start SUPPLIED RECORDS
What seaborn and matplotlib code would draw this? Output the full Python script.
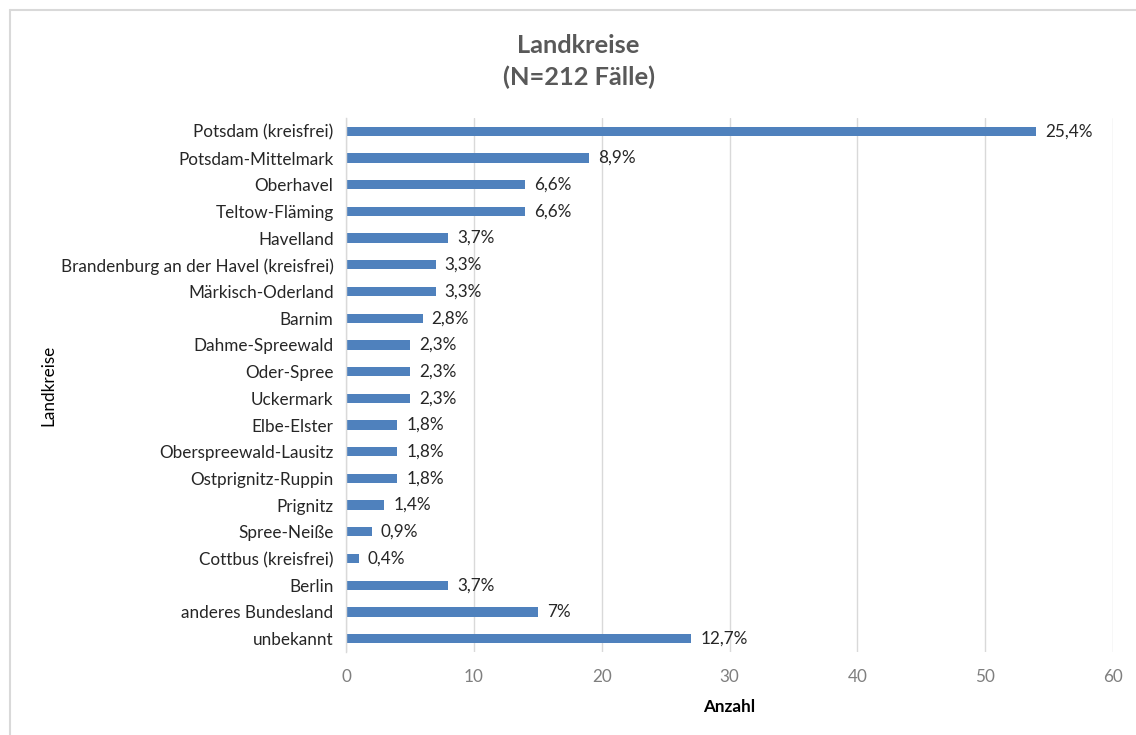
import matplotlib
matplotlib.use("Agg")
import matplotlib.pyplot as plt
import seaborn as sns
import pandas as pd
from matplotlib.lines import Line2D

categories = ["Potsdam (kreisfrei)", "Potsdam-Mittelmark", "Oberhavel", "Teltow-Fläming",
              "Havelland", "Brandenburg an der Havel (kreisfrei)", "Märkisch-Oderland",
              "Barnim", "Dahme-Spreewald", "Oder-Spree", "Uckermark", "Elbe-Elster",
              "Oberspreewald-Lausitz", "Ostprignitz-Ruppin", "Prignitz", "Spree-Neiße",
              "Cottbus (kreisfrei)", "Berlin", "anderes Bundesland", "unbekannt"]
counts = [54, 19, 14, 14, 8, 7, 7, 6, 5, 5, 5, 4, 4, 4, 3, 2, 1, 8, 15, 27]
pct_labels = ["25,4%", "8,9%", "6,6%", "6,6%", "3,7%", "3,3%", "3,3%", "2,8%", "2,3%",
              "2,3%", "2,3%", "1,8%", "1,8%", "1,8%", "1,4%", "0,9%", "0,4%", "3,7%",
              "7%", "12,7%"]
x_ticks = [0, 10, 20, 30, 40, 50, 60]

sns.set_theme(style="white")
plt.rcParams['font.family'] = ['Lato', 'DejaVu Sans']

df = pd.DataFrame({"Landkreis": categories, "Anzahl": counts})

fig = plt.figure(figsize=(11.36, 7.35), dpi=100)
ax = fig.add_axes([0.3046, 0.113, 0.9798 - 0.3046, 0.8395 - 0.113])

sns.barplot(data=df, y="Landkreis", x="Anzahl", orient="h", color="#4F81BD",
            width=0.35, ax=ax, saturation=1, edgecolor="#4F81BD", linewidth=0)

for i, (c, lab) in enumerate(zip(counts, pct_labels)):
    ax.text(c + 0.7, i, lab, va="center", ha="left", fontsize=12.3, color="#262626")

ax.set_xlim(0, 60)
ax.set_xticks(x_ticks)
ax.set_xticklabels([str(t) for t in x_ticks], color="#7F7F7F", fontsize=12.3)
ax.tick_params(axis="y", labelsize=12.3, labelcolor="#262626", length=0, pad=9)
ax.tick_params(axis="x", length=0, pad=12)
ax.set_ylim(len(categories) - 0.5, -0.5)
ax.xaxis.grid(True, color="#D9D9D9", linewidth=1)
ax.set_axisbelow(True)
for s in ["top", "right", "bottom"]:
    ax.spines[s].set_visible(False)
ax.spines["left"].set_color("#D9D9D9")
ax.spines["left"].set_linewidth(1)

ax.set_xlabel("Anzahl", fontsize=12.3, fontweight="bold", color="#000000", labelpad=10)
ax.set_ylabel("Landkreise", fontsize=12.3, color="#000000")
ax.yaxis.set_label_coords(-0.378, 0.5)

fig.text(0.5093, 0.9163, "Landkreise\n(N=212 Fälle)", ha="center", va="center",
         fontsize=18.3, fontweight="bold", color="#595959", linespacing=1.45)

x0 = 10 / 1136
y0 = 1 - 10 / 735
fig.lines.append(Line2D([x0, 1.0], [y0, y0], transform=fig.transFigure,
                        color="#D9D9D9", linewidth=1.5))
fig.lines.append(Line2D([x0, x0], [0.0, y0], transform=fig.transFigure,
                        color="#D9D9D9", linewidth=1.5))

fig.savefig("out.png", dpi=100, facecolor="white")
end SUPPLIED RECORDS
start SUPPLIED RECORDS
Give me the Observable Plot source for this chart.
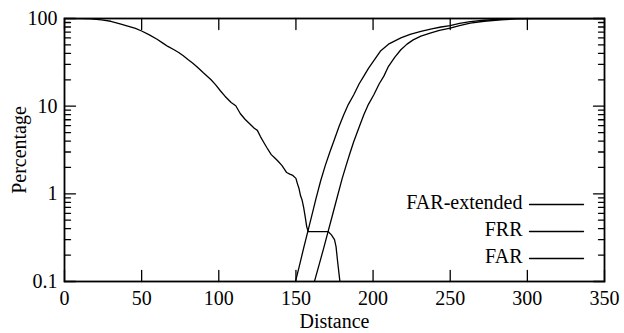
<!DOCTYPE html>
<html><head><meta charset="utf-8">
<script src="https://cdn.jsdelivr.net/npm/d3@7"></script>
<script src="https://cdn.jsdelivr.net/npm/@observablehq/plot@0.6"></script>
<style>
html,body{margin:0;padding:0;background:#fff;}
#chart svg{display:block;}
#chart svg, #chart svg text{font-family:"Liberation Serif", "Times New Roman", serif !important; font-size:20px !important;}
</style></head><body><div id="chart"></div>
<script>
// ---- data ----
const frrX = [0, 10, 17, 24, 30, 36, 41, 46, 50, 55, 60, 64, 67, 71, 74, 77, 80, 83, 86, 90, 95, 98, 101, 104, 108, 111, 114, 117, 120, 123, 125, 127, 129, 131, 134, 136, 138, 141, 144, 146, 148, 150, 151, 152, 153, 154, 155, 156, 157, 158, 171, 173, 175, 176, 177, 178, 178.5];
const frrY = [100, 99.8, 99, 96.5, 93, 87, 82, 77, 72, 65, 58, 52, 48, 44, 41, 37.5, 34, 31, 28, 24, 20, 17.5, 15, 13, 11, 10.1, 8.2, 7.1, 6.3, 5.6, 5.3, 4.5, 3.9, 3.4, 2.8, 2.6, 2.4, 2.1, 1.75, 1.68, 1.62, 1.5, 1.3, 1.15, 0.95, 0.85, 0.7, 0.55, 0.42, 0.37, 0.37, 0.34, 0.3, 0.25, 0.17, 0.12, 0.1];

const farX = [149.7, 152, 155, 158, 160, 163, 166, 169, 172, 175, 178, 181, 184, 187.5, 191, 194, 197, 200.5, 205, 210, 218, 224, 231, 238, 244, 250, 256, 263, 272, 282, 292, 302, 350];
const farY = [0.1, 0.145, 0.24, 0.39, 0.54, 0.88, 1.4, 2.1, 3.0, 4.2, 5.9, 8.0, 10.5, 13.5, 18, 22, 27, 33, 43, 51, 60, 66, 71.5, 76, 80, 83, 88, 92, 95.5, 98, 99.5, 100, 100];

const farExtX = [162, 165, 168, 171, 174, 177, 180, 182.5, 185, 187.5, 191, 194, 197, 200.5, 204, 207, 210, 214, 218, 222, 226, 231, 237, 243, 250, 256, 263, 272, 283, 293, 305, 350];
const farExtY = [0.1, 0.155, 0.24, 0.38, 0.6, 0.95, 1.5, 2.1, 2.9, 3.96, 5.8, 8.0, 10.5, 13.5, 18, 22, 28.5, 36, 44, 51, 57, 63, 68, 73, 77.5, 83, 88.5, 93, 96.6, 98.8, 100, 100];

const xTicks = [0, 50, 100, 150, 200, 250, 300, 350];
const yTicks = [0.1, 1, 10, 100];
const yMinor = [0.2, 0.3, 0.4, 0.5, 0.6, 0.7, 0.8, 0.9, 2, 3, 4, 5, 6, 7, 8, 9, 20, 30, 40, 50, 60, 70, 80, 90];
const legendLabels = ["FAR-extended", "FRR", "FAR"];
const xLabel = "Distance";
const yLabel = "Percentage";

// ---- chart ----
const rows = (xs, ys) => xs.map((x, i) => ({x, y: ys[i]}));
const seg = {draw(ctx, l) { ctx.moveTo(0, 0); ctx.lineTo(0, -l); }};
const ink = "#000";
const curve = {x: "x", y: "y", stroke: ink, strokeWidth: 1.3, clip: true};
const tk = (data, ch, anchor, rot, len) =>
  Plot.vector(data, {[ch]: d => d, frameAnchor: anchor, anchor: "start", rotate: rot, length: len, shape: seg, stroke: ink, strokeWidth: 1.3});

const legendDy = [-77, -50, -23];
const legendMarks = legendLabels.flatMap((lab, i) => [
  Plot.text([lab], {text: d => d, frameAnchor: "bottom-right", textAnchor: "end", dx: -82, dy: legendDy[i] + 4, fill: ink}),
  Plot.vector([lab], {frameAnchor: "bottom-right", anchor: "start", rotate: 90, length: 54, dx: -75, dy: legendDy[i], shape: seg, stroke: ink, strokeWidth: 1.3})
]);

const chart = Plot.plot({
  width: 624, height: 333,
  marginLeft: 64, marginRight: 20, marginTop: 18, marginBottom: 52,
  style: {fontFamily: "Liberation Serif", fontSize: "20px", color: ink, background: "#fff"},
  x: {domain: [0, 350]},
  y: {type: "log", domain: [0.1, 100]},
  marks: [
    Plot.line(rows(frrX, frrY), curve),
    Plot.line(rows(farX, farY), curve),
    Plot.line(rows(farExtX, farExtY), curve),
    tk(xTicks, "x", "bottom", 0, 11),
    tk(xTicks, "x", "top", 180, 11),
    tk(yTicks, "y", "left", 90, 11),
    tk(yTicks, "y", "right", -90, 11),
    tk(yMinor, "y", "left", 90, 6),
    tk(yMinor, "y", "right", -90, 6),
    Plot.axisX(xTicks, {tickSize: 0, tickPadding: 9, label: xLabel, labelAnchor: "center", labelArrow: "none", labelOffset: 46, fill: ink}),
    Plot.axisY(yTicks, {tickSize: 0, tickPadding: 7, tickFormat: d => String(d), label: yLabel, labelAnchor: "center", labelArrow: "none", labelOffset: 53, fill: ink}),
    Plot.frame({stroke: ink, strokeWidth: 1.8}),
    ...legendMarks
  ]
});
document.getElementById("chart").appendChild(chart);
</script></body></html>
end SUPPLIED RECORDS
start SUPPLIED RECORDS
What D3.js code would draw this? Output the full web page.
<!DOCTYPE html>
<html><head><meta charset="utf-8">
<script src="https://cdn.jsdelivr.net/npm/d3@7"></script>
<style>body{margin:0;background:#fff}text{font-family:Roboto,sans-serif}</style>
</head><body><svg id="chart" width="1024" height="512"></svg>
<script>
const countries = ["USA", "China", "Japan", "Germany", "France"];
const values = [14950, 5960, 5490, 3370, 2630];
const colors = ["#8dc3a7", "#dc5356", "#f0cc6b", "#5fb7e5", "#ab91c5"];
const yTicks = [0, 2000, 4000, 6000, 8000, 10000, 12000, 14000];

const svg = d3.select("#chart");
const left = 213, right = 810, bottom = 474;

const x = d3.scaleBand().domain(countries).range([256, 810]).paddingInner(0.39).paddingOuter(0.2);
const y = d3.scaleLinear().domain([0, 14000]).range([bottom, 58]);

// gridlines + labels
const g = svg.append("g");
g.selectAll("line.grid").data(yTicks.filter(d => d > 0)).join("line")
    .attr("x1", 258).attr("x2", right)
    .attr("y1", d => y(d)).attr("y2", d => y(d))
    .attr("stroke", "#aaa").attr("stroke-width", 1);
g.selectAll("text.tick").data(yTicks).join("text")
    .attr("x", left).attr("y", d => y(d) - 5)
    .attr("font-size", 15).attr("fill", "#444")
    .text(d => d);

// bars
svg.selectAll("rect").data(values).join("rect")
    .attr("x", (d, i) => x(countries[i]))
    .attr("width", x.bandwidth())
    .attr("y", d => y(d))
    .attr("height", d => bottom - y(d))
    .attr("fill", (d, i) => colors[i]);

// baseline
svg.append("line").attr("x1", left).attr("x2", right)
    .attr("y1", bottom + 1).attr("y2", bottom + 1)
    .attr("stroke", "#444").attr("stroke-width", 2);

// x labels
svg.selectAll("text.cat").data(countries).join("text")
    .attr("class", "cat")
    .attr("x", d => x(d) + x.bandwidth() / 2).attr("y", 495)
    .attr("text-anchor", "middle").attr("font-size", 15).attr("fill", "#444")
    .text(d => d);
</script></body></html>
end SUPPLIED RECORDS
**REQUIRED TASK**
Transcribe, exactly as written, the lines starting at the one with "What seaborn and" and ending at the one with "ax = fig.add_axes([0.3046, 0.113, 0.9798", and nothing more. Pictures are not part of the copy.

**OUTPUT BELOW**
What seaborn and matplotlib code would draw this? Output the full Python script.
import matplotlib
matplotlib.use("Agg")
import matplotlib.pyplot as plt
import seaborn as sns
import pandas as pd
from matplotlib.lines import Line2D

categories = ["Potsdam (kreisfrei)", "Potsdam-Mittelmark", "Oberhavel", "Teltow-Fläming",
              "Havelland", "Brandenburg an der Havel (kreisfrei)", "Märkisch-Oderland",
              "Barnim", "Dahme-Spreewald", "Oder-Spree", "Uckermark", "Elbe-Elster",
              "Oberspreewald-Lausitz", "Ostprignitz-Ruppin", "Prignitz", "Spree-Neiße",
              "Cottbus (kreisfrei)", "Berlin", "anderes Bundesland", "unbekannt"]
counts = [54, 19, 14, 14, 8, 7, 7, 6, 5, 5, 5, 4, 4, 4, 3, 2, 1, 8, 15, 27]
pct_labels = ["25,4%", "8,9%", "6,6%", "6,6%", "3,7%", "3,3%", "3,3%", "2,8%", "2,3%",
              "2,3%", "2,3%", "1,8%", "1,8%", "1,8%", "1,4%", "0,9%", "0,4%", "3,7%",
              "7%", "12,7%"]
x_ticks = [0, 10, 20, 30, 40, 50, 60]

sns.set_theme(style="white")
plt.rcParams['font.family'] = ['Lato', 'DejaVu Sans']

df = pd.DataFrame({"Landkreis": categories, "Anzahl": counts})

fig = plt.figure(figsize=(11.36, 7.35), dpi=100)
ax = fig.add_axes([0.3046, 0.113, 0.9798 - 0.3046, 0.8395 - 0.113])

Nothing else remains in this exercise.